Application of Precedent
In supporting its decision, the court referenced prior case law, particularly *Niccum v. Niccum*, which established that both parties in a dissolution share the risks associated with investment assets. The court noted that similar principles applied in Donna and Michael's case, where the division of property should consider both potential gains and losses. The precedent emphasized that, without clear terms specifying otherwise, the parties were expected to share the consequences of market fluctuations. The court's reasoning reinforced the notion that the original intent of the dissolution decree was to create a balanced and equitable distribution of property. It pointed out that maintaining the original amounts awarded to Donna would result in her receiving an unjust windfall, thereby undermining the trial court's aim of a fair division. The adjustment made by the trial court was thus deemed necessary to align with the original equitable distribution intent.

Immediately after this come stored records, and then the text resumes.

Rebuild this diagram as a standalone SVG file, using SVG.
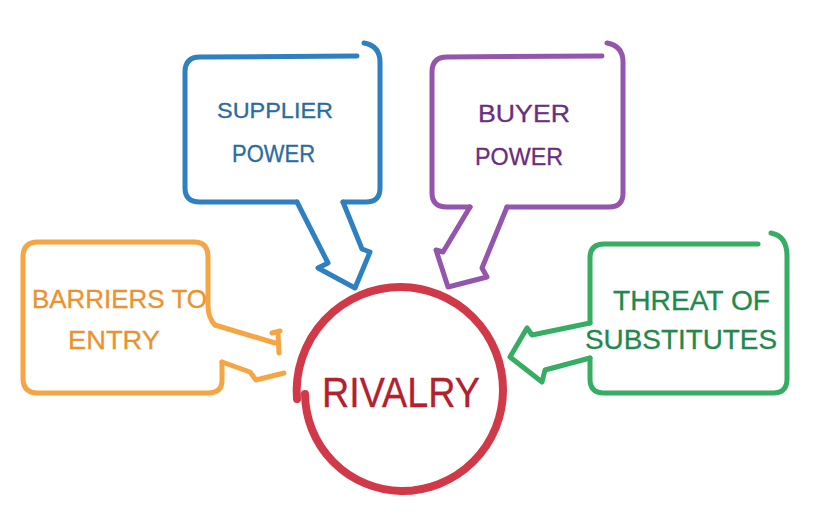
<svg xmlns="http://www.w3.org/2000/svg" width="818" height="513" viewBox="0 0 818 513">
<style>
.box{fill:none;stroke-width:5;stroke-linecap:round;stroke-linejoin:round}
.t{font-family:"Liberation Sans","Noto Sans",sans-serif;text-anchor:start;stroke-width:0.3}
.blue{stroke:#2f80c0}.purple{stroke:#9455ad}.orange{stroke:#f5a543}.green{stroke:#35ad62}
</style>
<rect width="818" height="513" fill="#ffffff"/>
<g id="connectors">
<path class="box blue" d="M297,202 L328,263 L318,268 L355,288 L370,252 L362,249 L343,202"/>
<path class="box purple" d="M470,207 L443,252 L436,250 L448,287 L487,277 L482,268 L507,207"/>
<path class="box orange" d="M215,325 L275,343 M272,333 L280,331 M278,333 L279,353 M222,362 L250,372 L256,380 L284,373"/>
<path class="box green" d="M590,323 L532,335 L527,328 L510,357 L542,382 L545,370 L590,358"/>
</g>
<g id="supplier-power">
<path class="box blue" d="M357,56 L200,57 Q185,57 185,72 L185,188 Q185,202 200,202 L297,202 M343,202 L366,202 Q380,202 380,188 L380,62 Q380,46 364,43"/>
<text class="t" x="217" y="118" font-size="22" fill="#2a6c9e" stroke="#2a6c9e" textLength="116" lengthAdjust="spacingAndGlyphs">SUPPLIER</text>
<text class="t" x="232" y="162" font-size="23" fill="#2a6c9e" stroke="#2a6c9e" textLength="83" lengthAdjust="spacingAndGlyphs">POWER</text>
</g>
<g id="buyer-power">
<path class="box purple" d="M602,56 L447,57 Q432,57 432,72 L432,193 Q432,207 447,207 L470,207 M507,207 L609,207 Q623,207 623,193 L623,62 Q623,46 607,43"/>
<text class="t" x="478" y="122" font-size="24" fill="#6a2d80" stroke="#6a2d80" textLength="92" lengthAdjust="spacingAndGlyphs">BUYER</text>
<text class="t" x="475" y="165" font-size="24" fill="#6a2d80" stroke="#6a2d80" textLength="88" lengthAdjust="spacingAndGlyphs">POWER</text>
</g>
<g id="barriers-to-entry">
<path class="box orange" d="M215,325 Q208,318 208,305 L208,257 Q208,242 194,242 L38,242 Q23,242 23,257 L23,378 Q23,393 38,393 L208,393 Q222,393 222,380 L222,362"/>
<text class="t" x="32" y="308" font-size="25" fill="#eb922f" stroke="#eb922f" textLength="175" lengthAdjust="spacingAndGlyphs">BARRIERS TO</text>
<text class="t" x="68" y="349" font-size="26" fill="#eb922f" stroke="#eb922f" textLength="92" lengthAdjust="spacingAndGlyphs">ENTRY</text>
</g>
<g id="threat-of-substitutes">
<path class="box green" d="M590,323 L590,258 Q590,244 604,244 L758,244 M771,233 Q787,236 787,256 L787,379 Q787,393 773,393 L604,393 Q590,393 590,379 L590,358"/>
<text class="t" x="613" y="310" font-size="28" fill="#23894b" stroke="#23894b" textLength="157" lengthAdjust="spacingAndGlyphs">THREAT OF</text>
<text class="t" x="585" y="349" font-size="27" fill="#23894b" stroke="#23894b" textLength="192" lengthAdjust="spacingAndGlyphs">SUBSTITUTES</text>
</g>
<g id="rivalry">
<path d="M305,394 A98,98 0 0 0 401,491 A101,101 0 0 0 503,390 A103,103 0 0 0 401,287 A104,104 0 0 0 297,399" fill="none" stroke="#d13848" stroke-width="8" stroke-linecap="round"/>
<text class="t" x="322" y="407" font-size="42" fill="#b3202e" stroke="#b3202e" textLength="158" lengthAdjust="spacingAndGlyphs">RIVALRY</text>
</g>
</svg>
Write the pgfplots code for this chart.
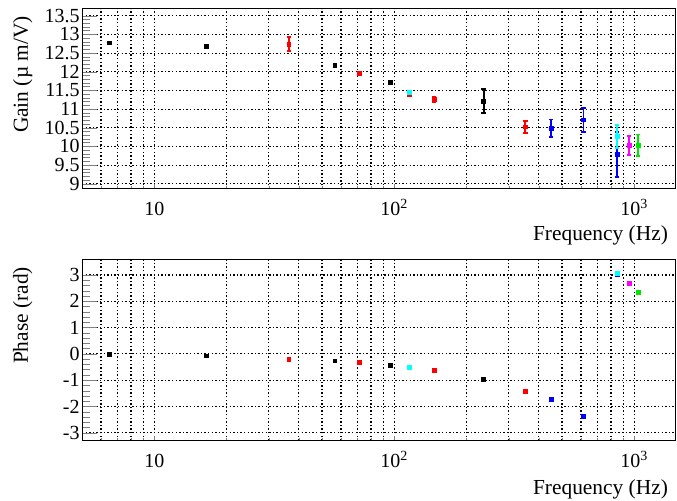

Conclusion on the Modification
The appellate court ultimately concluded that the trial court did not err in granting Michael's petition to modify the dissolution decree. It affirmed that the modification was consistent with the original intent of the trial court to ensure an equitable distribution of marital assets. The court determined that the adjustment allowed both parties to share the risks associated with the 401(k) plan's investment nature, which was crucial for a fair allocation of marital property. The ruling emphasized that the trial court's decision was not a fundamental alteration of the original decree but rather a necessary clarification to comply with changing circumstances. This affirms the broader legal principle that courts have the discretion to modify property distributions to reflect fair and just outcomes in light of new evidence or circumstances. Consequently, the trial court's actions were validated as a means to uphold the integrity of the dissolution process and the equitable treatment of both parties.